The picture above is from the first house we visited which boasted an incredible cactus garden on a patio/veranda overlooking spectacular views of the city and the mountains. You can get a partial sense of that view from the picture at right.

This year's tour was one of the best we've been on. In fact, because of a usage conflict I had to bring a regular film camera and ran out of film in the front yard of the third house. Unfortunately that was also the one whose owners had transformed the back yard swimming pool and spa into a koi pond.

I had no idea how mesmerized I would be with those fish. They were huge! At least two feet long -- about 17 of them, many of them award winning fish -- and obviously quite weighty. They were drawn to people standing at the pool's edge, weaving back and forth through the water in an intricate dance with a powerful, even regal sort of grace. Mostly they were red-orange and white but there was also among them a golden one. I've read enough about the magical and rare golden carp that it had to have been added on purpose. After I'd stood there awhile, the owner came up and offered me a couple of handfuls of food to feed them with. Boy was that a kick, watching them rise out of the water with gaping, toothless mouths to shovel up food and water both.

I got no pictures of the koi, but I did get at least get a couple of the hedgehog type cactus (echinocereus) blooming near their front driveway. (The huge pink and yellow flowers in the shot at left)

At a different house, I got a big kick out of this entryway with a bright red gate and bright blue post foundations (there has to be a better name for those -- pilons?) Inside is a quiet courtyard with chairs, fountain and flowers.
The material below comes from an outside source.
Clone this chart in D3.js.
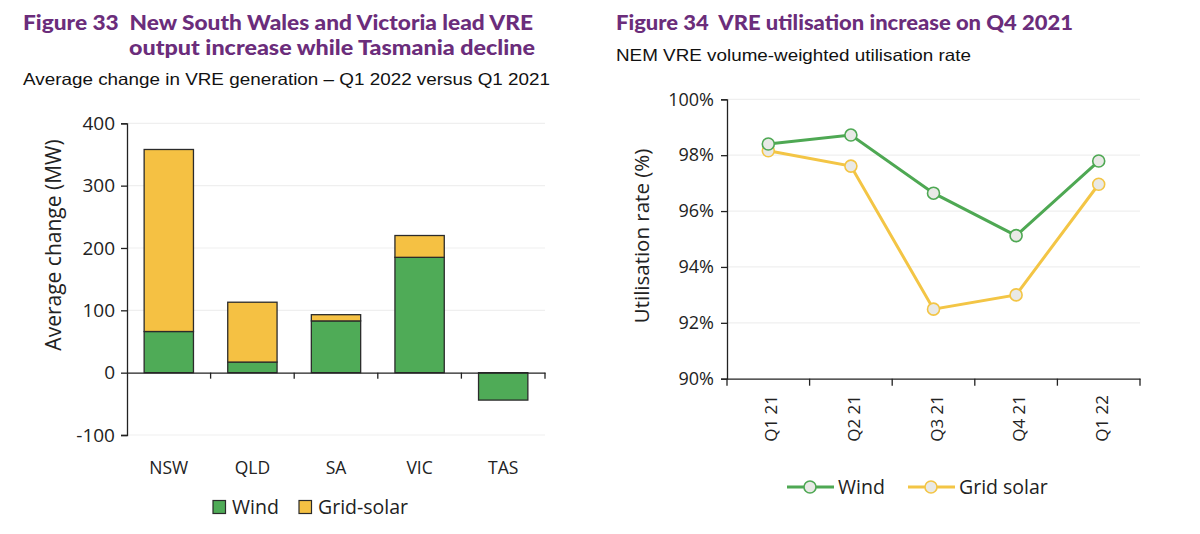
<!DOCTYPE html>
<html><head><meta charset="utf-8">
<script src="https://cdn.jsdelivr.net/npm/d3@7"></script>
<style>body{margin:0;background:#fff}svg{display:block}text{white-space:pre}</style>
</head><body><svg id="c" width="1200" height="534"></svg>
<script>
const states = ["NSW","QLD","SA","VIC","TAS"];
const windChange = [66, 17, 83, 185, -44];
const solarChange = [292, 96, 10, 35, 0];
const barTicks = [-100, 0, 100, 200, 300, 400];

const quarters = ["Q1 21","Q2 21","Q3 21","Q4 21","Q1 22"];
const windUtil = [98.40, 98.72, 96.64, 95.12, 97.79];
const solarUtil = [98.16, 97.61, 92.49, 93.0, 96.96];
const utilTicks = [90, 92, 94, 96, 98, 100];

const GREEN = "#4fab57", YELLOW = "#f5c143", PURPLE = "#6b2d7b";
const LGREEN = "#4ea853", LYELLOW = "#f3c545";
const svg = d3.select("#c");
const tickFont = "'Open Sans', sans-serif";

function titleLine(x, y, txt, len){
  svg.append("text").attr("x", x).attr("y", y).attr("fill", PURPLE)
    .attr("font-family","Lato, sans-serif").attr("font-weight","900").attr("font-size", 21)
    .attr("textLength", len).attr("lengthAdjust","spacingAndGlyphs").text(txt);
}
function subtitle(x, y, txt, len){
  svg.append("text").attr("x", x).attr("y", y).attr("font-family","'Liberation Sans', Arial, sans-serif")
    .attr("font-size", 16.5).attr("fill","#111")
    .attr("textLength", len).attr("lengthAdjust","spacingAndGlyphs").text(txt);
}
titleLine(23, 30, "Figure 33  New South Wales and Victoria lead VRE", 510);
titleLine(129, 55, "output increase while Tasmania decline", 406);
subtitle(23, 85, "Average change in VRE generation \u2013 Q1 2022 versus Q1 2021", 527);
titleLine(616, 30, "Figure 34  VRE utilisation increase on Q4 2021", 457);
subtitle(616, 61, "NEM VRE volume-weighted utilisation rate", 355);

// ---------- Left bar chart ----------
{
  const X0 = 127, X1 = 545;
  const x = d3.scaleBand().domain(states).range([X0, X1]).paddingInner(0.41).paddingOuter(0.205);
  const y = d3.scaleLinear().domain([-100, 400]).range([435, 123.3]);
  const g = svg.append("g");
  g.selectAll(".gl").data(barTicks.filter(d=>d!==0)).join("line")
    .attr("x1",X0).attr("x2",X1).attr("y1",d=>y(d)).attr("y2",d=>y(d))
    .attr("stroke","#efefef").attr("stroke-width",1.2);
  const yAxis = g.append("g").attr("transform",`translate(${X0},0)`)
    .call(d3.axisLeft(y).tickValues(barTicks).tickSize(6).tickPadding(6).tickFormat(d=>String(d)));
  yAxis.select(".domain").attr("stroke","#222").attr("stroke-width",1.3);
  yAxis.selectAll(".tick line").attr("stroke","#222").attr("stroke-width",1.3);
  yAxis.selectAll("text").attr("font-family",tickFont).attr("font-size",19).attr("fill","#222");

  const data = states.map((s,i)=>({s, w: windChange[i], o: solarChange[i]}));
  g.selectAll(".w").data(data).join("rect")
    .attr("x",d=>x(d.s)).attr("width",x.bandwidth())
    .attr("y",d=>y(Math.max(0,d.w))).attr("height",d=>Math.abs(y(d.w)-y(0)))
    .attr("fill",GREEN).attr("stroke","#2b2b2b").attr("stroke-width",1.3);
  g.selectAll(".o").data(data.filter(d=>d.o>0)).join("rect")
    .attr("x",d=>x(d.s)).attr("width",x.bandwidth())
    .attr("y",d=>y(Math.max(0,d.w)+d.o)).attr("height",d=>y(0)-y(d.o))
    .attr("fill",YELLOW).attr("stroke","#2b2b2b").attr("stroke-width",1.3);

  const xAxis = g.append("g").attr("transform",`translate(0,${y(0)})`)
    .call(d3.axisBottom(x).tickSize(0).tickFormat(""));
  xAxis.select(".domain").attr("stroke","#222").attr("stroke-width",1.3);
  const bounds = states.slice(1).map(s=> x(s) - x.step()*x.paddingInner()/2).concat([X1]);
  g.selectAll(".bt").data(bounds).join("line")
    .attr("x1",d=>d).attr("x2",d=>d).attr("y1",y(0)).attr("y2",y(0)+6)
    .attr("stroke","#222").attr("stroke-width",1.3);
  g.selectAll(".cl").data(states).join("text")
    .attr("x",d=>x(d)+x.bandwidth()/2).attr("y",474).attr("text-anchor","middle")
    .attr("font-family",tickFont).attr("font-size",17.5).attr("fill","#222").text(d=>d);
  g.append("text").attr("transform","translate(61,245) rotate(-90)").attr("text-anchor","middle")
    .attr("font-family",tickFont).attr("font-size",21).attr("fill","#222").text("Average change (MW)");
  const leg = [["Wind",GREEN,213],["Grid-solar",YELLOW,299]];
  leg.forEach(([t,c,lx])=>{
    g.append("rect").attr("x",lx).attr("y",500.5).attr("width",12.5).attr("height",13)
      .attr("fill",c).attr("stroke","#2b2b2b").attr("stroke-width",1.2);
    g.append("text").attr("x",lx+19).attr("y",514).attr("font-family",tickFont)
      .attr("font-size",19.5).attr("fill","#222").text(t);
  });
}

// ---------- Right line chart ----------
{
  const X0 = 727, X1 = 1140;
  const x = d3.scaleBand().domain(quarters).range([X0, X1]);
  const y = d3.scaleLinear().domain([90, 100]).range([378.7, 99.3]);
  const g = svg.append("g");
  g.selectAll(".gl").data(utilTicks.filter(d=>d>90)).join("line")
    .attr("x1",X0).attr("x2",X1).attr("y1",d=>y(d)).attr("y2",d=>y(d))
    .attr("stroke","#efefef").attr("stroke-width",1.2);
  const yAxis = g.append("g").attr("transform",`translate(${X0},0)`)
    .call(d3.axisLeft(y).tickValues(utilTicks).tickSize(6).tickPadding(7).tickFormat(d=>d+"%"));
  yAxis.select(".domain").attr("stroke","#222").attr("stroke-width",1.3);
  yAxis.selectAll(".tick line").attr("stroke","#222").attr("stroke-width",1.3);
  yAxis.selectAll("text").attr("font-family",tickFont).attr("font-size",18).attr("fill","#222");

  const xAxis = g.append("g").attr("transform",`translate(0,${y(90)})`)
    .call(d3.axisBottom(x).tickSize(0).tickFormat(""));
  xAxis.select(".domain").attr("stroke","#222").attr("stroke-width",1.3);
  const bounds = quarters.map(q=>x(q)).concat([X1]);
  g.selectAll(".bt").data(bounds).join("line")
    .attr("x1",d=>d).attr("x2",d=>d).attr("y1",y(90)).attr("y2",y(90)+7)
    .attr("stroke","#222").attr("stroke-width",1.3);
  g.selectAll(".cl").data(quarters).join("text")
    .attr("transform",d=>`translate(${x(d)+x.bandwidth()/2+9},395) rotate(-90)`)
    .attr("text-anchor","end").attr("font-family",tickFont).attr("font-size",17).attr("fill","#222").text(d=>d);
  g.append("text").attr("transform","translate(649,236) rotate(-90)").attr("text-anchor","middle")
    .attr("font-family",tickFont).attr("font-size",20.5).attr("fill","#222").text("Utilisation rate (%)");

  const cx = d=>x(d.q)+x.bandwidth()/2;
  const line = d3.line().x(cx).y(d=>y(d.v));
  const series = [
    {name:"Wind", color:LGREEN, vals: quarters.map((q,i)=>({q, v: windUtil[i]}))},
    {name:"Grid solar", color:LYELLOW, vals: quarters.map((q,i)=>({q, v: solarUtil[i]}))}
  ];
  series.slice().reverse().forEach(s=>{
    g.append("path").datum(s.vals).attr("d",line).attr("fill","none")
      .attr("stroke",s.color).attr("stroke-width",3);
    g.selectAll(null).data(s.vals).join("circle")
      .attr("cx",cx).attr("cy",d=>y(d.v)).attr("r",6)
      .attr("fill","#e9e9e6").attr("stroke",s.color).attr("stroke-width",1.6);
  });
  const leg = [["Wind",LGREEN,787],["Grid solar",LYELLOW,908]];
  leg.forEach(([t,c,lx])=>{
    g.append("line").attr("x1",lx).attr("x2",lx+47).attr("y1",487).attr("y2",487)
      .attr("stroke",c).attr("stroke-width",3);
    g.append("circle").attr("cx",lx+23).attr("cy",487).attr("r",6)
      .attr("fill","#e9e9e6").attr("stroke",c).attr("stroke-width",1.6);
    g.append("text").attr("x",lx+51).attr("y",494).attr("font-family",tickFont)
      .attr("font-size",19.5).attr("fill","#222").text(t);
  });
}
</script></body></html>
Oh, and the front door, too.

The weather was beautiful (as must be obvious from these pictures), and we had a fine time. You'll be seeing more shots from the various gardens from time to time in this blog. For now I'll end with this shot of the mountains to the north of Tucson, the Santa Catalina's (where a 40 minute drive takes you from saguaros and paloverde trees to aspen and spruce). Note, in particular the cloudless blue sky!